10 Aug First Program on American Indians
So far I have been thriving here in Cedar Grove! I have been presenting my talk on the American Indians of Kings Canyon and California for the past couple weeks now and have been loving giving it. When I first arrived here, I was told “okay Victoria, you’re going to have to develop and present a talk in a week, what are you interested in?”. That question held a lot of weight for me, I am currently studying Sociology and Environmental Science in school right now, so I had an array of different topics that fascinated me. What I noticed though was that my coworkers had already created programs regarding the geology of the canyon and the animals living inside it, there was even one on the first settlers of the canyon. However, there was not much I had heard about the first people to actually inhabit and live in the canyon.

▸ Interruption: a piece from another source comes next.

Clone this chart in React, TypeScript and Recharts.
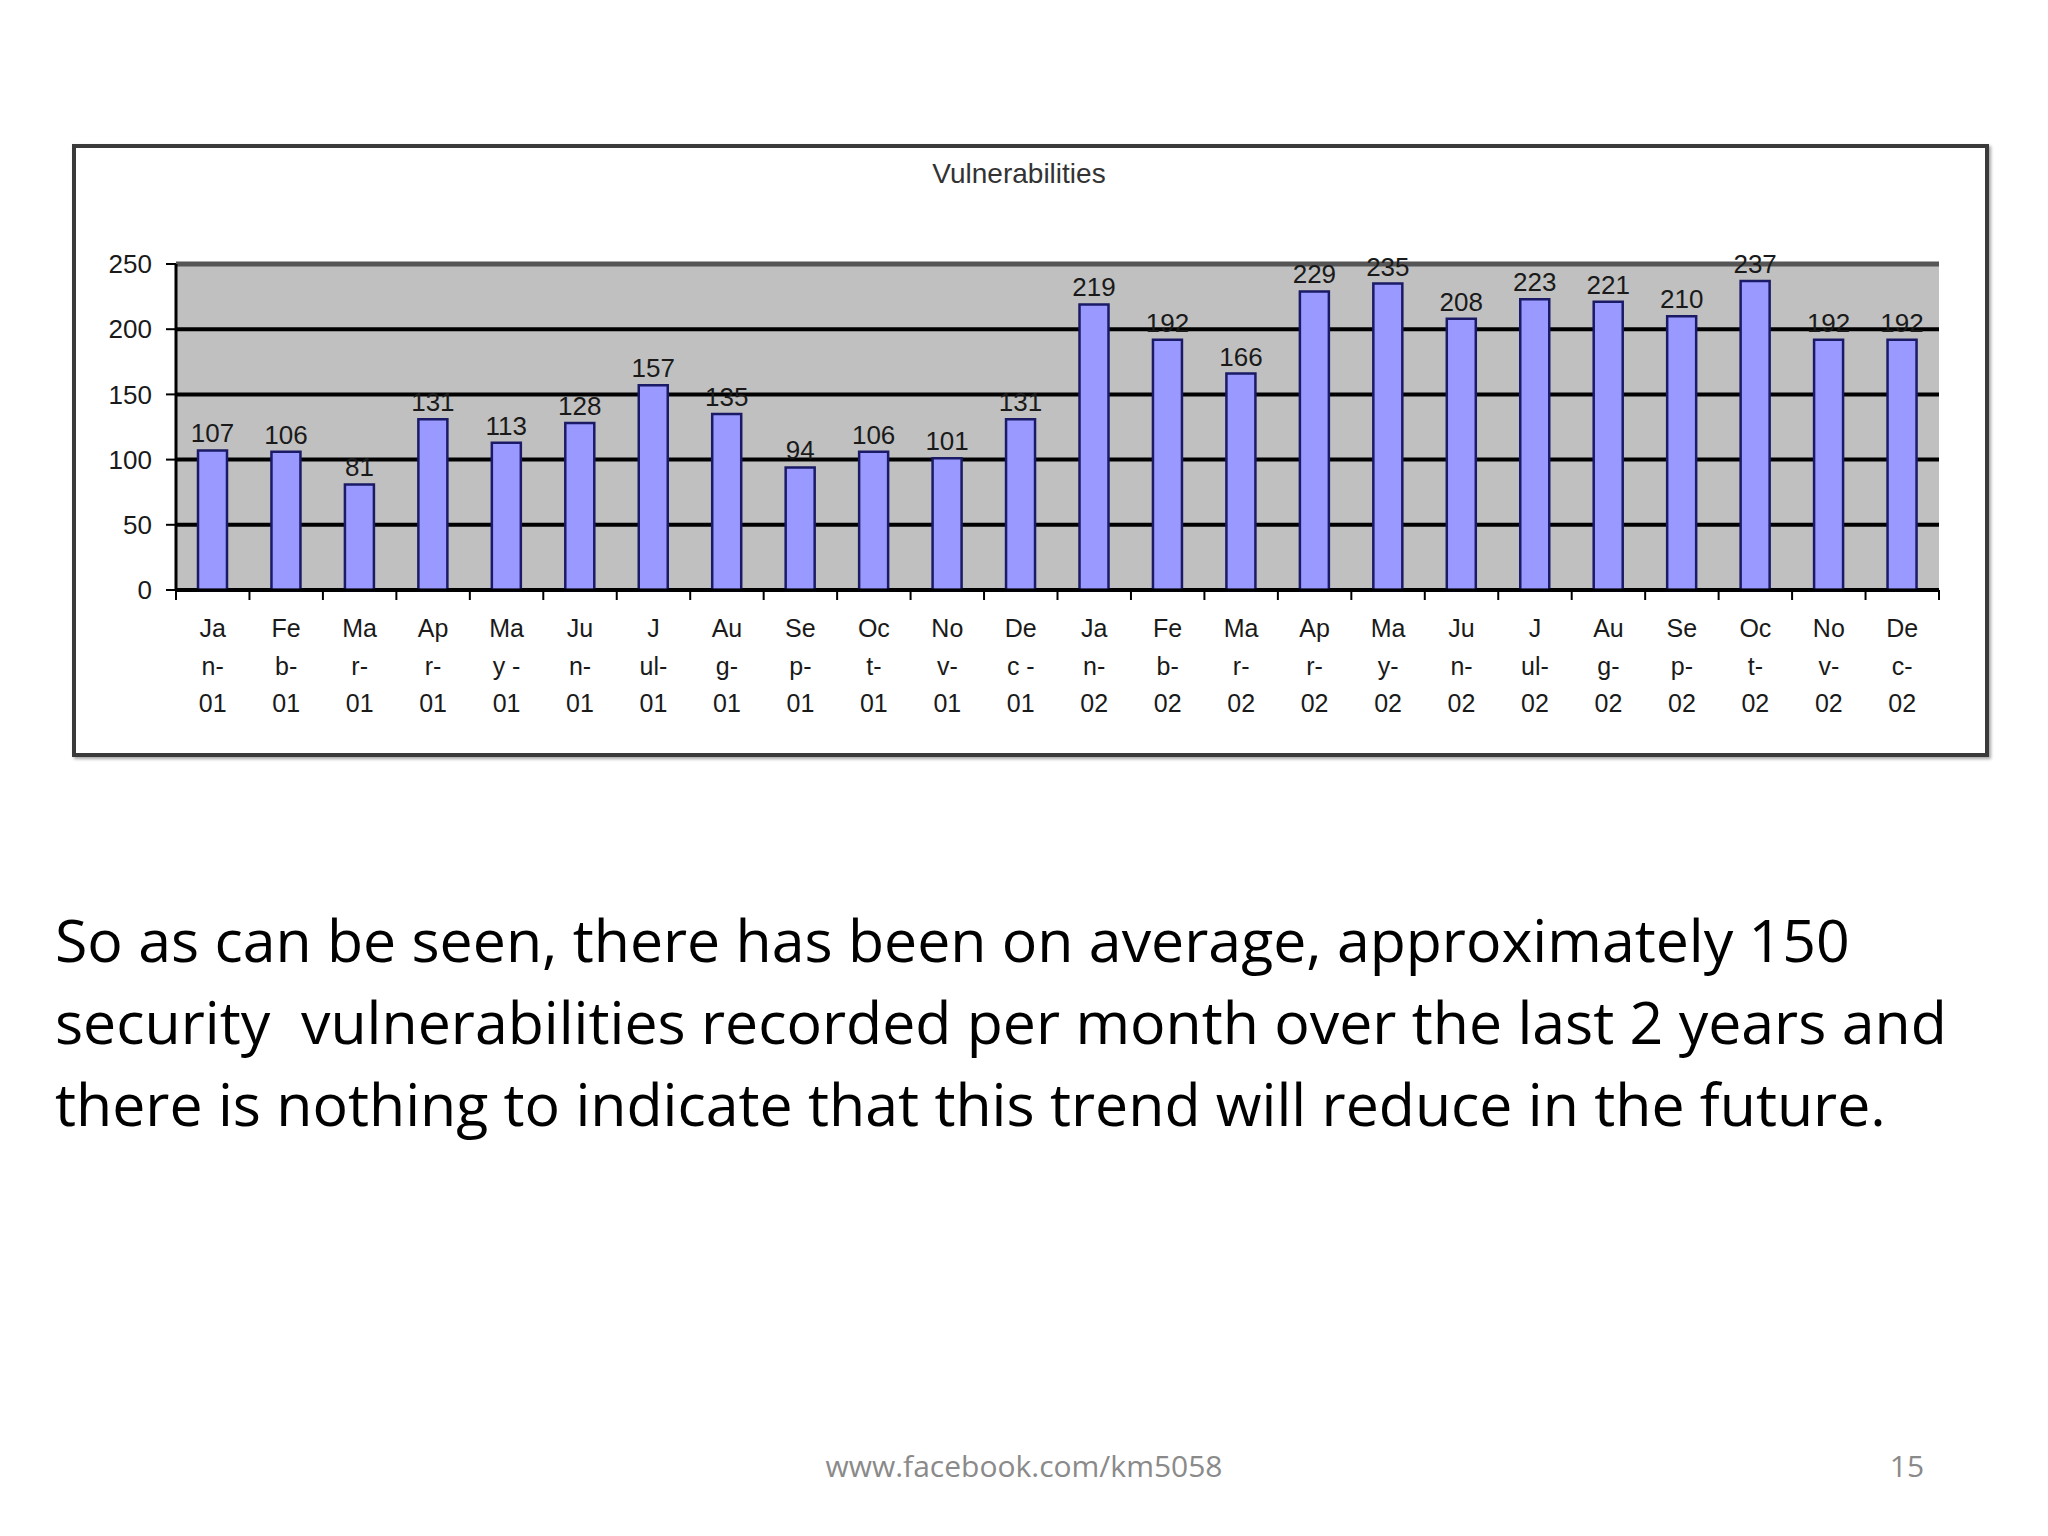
import React from "react";
import {
  BarChart,
  Bar,
  XAxis,
  YAxis,
  CartesianGrid,
  ReferenceLine,
  LabelList,
} from "recharts";

const months = [
  "Jan-01", "Feb-01", "Mar-01", "Apr-01", "May-01", "Jun-01",
  "Jul-01", "Aug-01", "Sep-01", "Oct-01", "Nov-01", "Dec-01",
  "Jan-02", "Feb-02", "Mar-02", "Apr-02", "May-02", "Jun-02",
  "Jul-02", "Aug-02", "Sep-02", "Oct-02", "Nov-02", "Dec-02",
];

const vulnerabilities = [
  107, 106, 81, 131, 113, 128, 157, 135, 94, 106, 101, 131,
  219, 192, 166, 229, 235, 208, 223, 221, 210, 237, 192, 192,
];

// month labels wrap onto three lines in the original
const tickLines = [
  ["Ja", "n-", "01"], ["Fe", "b-", "01"], ["Ma", "r-", "01"], ["Ap", "r-", "01"],
  ["Ma", "y -", "01"], ["Ju", "n-", "01"], ["J", "ul-", "01"], ["Au", "g-", "01"],
  ["Se", "p-", "01"], ["Oc", "t-", "01"], ["No", "v-", "01"], ["De", "c -", "01"],
  ["Ja", "n-", "02"], ["Fe", "b-", "02"], ["Ma", "r-", "02"], ["Ap", "r-", "02"],
  ["Ma", "y-", "02"], ["Ju", "n-", "02"], ["J", "ul-", "02"], ["Au", "g-", "02"],
  ["Se", "p-", "02"], ["Oc", "t-", "02"], ["No", "v-", "02"], ["De", "c-", "02"],
];

const yTicks = [0, 50, 100, 150, 200, 250];

const bodyLines = [
  "So as can be seen, there has been on average, approximately 150",
  "security  vulnerabilities recorded per month over the last 2 years and",
  "there is nothing to indicate that this trend will reduce in the future.",
];

const chartData = months.map((m, i) => ({ month: m, value: vulnerabilities[i] }));

const CHART_W = 1909;
const CHART_H = 605;
const PLOT_LEFT = 100;
const PLOT_RIGHT_MARGIN = 46;
const BAND = (CHART_W - PLOT_LEFT - PLOT_RIGHT_MARGIN) / months.length;

const axisFont = "'Liberation Sans', Arial, sans-serif";

function MonthTick(props: any) {
  const { x, y, index } = props;
  const lines = tickLines[index] || [];
  const last = index === months.length - 1;
  return (
    <g>
      <line x1={x - BAND / 2} y1={y} x2={x - BAND / 2} y2={y + 10} stroke="#000" strokeWidth={2} />
      {last && (
        <line x1={x + BAND / 2} y1={y} x2={x + BAND / 2} y2={y + 10} stroke="#000" strokeWidth={2} />
      )}
      {lines.map((t: string, k: number) => (
        <text
          key={k}
          x={x}
          y={y + 47 + k * 37.5}
          textAnchor="middle"
          fontSize={25}
          fontFamily={axisFont}
          fill="#1a1a1a"
        >
          {t}
        </text>
      ))}
    </g>
  );
}

export default function App() {
  return (
    <div
      style={{
        position: "absolute",
        left: 0,
        top: 0,
        width: 2048,
        height: 1536,
        background: "#ffffff",
        overflow: "hidden",
      }}
    >
      <div
        style={{
          position: "absolute",
          left: 72,
          top: 144,
          width: 1917,
          height: 613,
          border: "4px solid #3a3a3a",
          boxSizing: "border-box",
          background: "#fff",
          boxShadow: "2px 2px 3px rgba(0,0,0,0.35)",
        }}
      >
        <div
          style={{
            position: "absolute",
            left: 943,
            top: 10,
            transform: "translateX(-50%)",
            fontFamily: axisFont,
            fontSize: 28,
            color: "#333",
            whiteSpace: "nowrap",
          }}
        >
          Vulnerabilities
        </div>
        <BarChart
          width={CHART_W}
          height={CHART_H}
          data={chartData}
          margin={{ top: 116, right: PLOT_RIGHT_MARGIN, bottom: 0, left: 0 }}
          barCategoryGap="30%"
        >
          <CartesianGrid
            vertical={false}
            fill="#c0c0c0"
            fillOpacity={1}
            stroke="#000"
            strokeWidth={4}
          />
          <ReferenceLine y={250} stroke="#555" strokeWidth={5} />
          <XAxis
            dataKey="month"
            height={163}
            interval={0}
            tickLine={false}
            tickSize={0}
            tickMargin={0}
            axisLine={{ stroke: "#000", strokeWidth: 3 }}
            tick={<MonthTick />}
          />
          <YAxis
            width={PLOT_LEFT}
            domain={[0, 250]}
            ticks={yTicks}
            interval={0}
            tickSize={10}
            tickMargin={14}
            tickLine={{ stroke: "#000", strokeWidth: 2 }}
            axisLine={{ stroke: "#000", strokeWidth: 3 }}
            tick={{ fontSize: 26, fontFamily: axisFont, fill: "#1a1a1a" }}
          />
          <Bar
            dataKey="value"
            barSize={29}
            fill="#9999ff"
            stroke="#1a1a66"
            strokeWidth={2.5}
            isAnimationActive={false}
          >
            <LabelList
              dataKey="value"
              position="top"
              offset={8}
              fontSize={26}
              fontFamily={axisFont}
              fill="#1a1a1a"
            />
          </Bar>
        </BarChart>
      </div>

      <div
        style={{
          position: "absolute",
          left: 55,
          top: 898,
          fontFamily: "'Open Sans', sans-serif",
          fontSize: 59,
          lineHeight: "82px",
          color: "#000",
          whiteSpace: "pre",
        }}
      >
        {bodyLines.map((l, i) => (
          <div key={i}>{l}</div>
        ))}
      </div>

      <div
        style={{
          position: "absolute",
          left: 1024,
          top: 1445,
          transform: "translateX(-50%)",
          fontFamily: "'Open Sans', sans-serif",
          fontSize: 30,
          color: "#8a8a8a",
          whiteSpace: "nowrap",
        }}
      >
        www.facebook.com/km5058
      </div>
      <div
        style={{
          position: "absolute",
          left: 1907,
          top: 1445,
          transform: "translateX(-50%)",
          fontFamily: "'Open Sans', sans-serif",
          fontSize: 30,
          color: "#8a8a8a",
        }}
      >
        15
      </div>
    </div>
  );
}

The Monaches or Western Mono people had lived on the Western slope of the Sierra for thousands of years before ever coming into contact with European settlers. In fact, they thrived living anywhere from the summit, where the watershed it located, to the foothills of the Sierra where they neighbored with the Yokut people. It was through their belief that this great land filled with majestic beauty and biodiversity was a gift from Mother Nature and we should not only treat her with respect, but also one another. I think that is one of the most important lessons that American Indians can teach us today and what people seem to have a problem in understanding in this day and age. Despite having language barriers(because not all American Indians spoke the same language) and sometimes lifestyles and traditions, they understood that everyone had a right to occupy this land and no one should try to conquer it or subdue it for himself.
I thoroughly enjoy the time that I spent learning about American Indians and more specifically, the Monaches in Kings Canyon. They are a living history that continue to teach lessons on conservation, preservation, and understanding of humanity.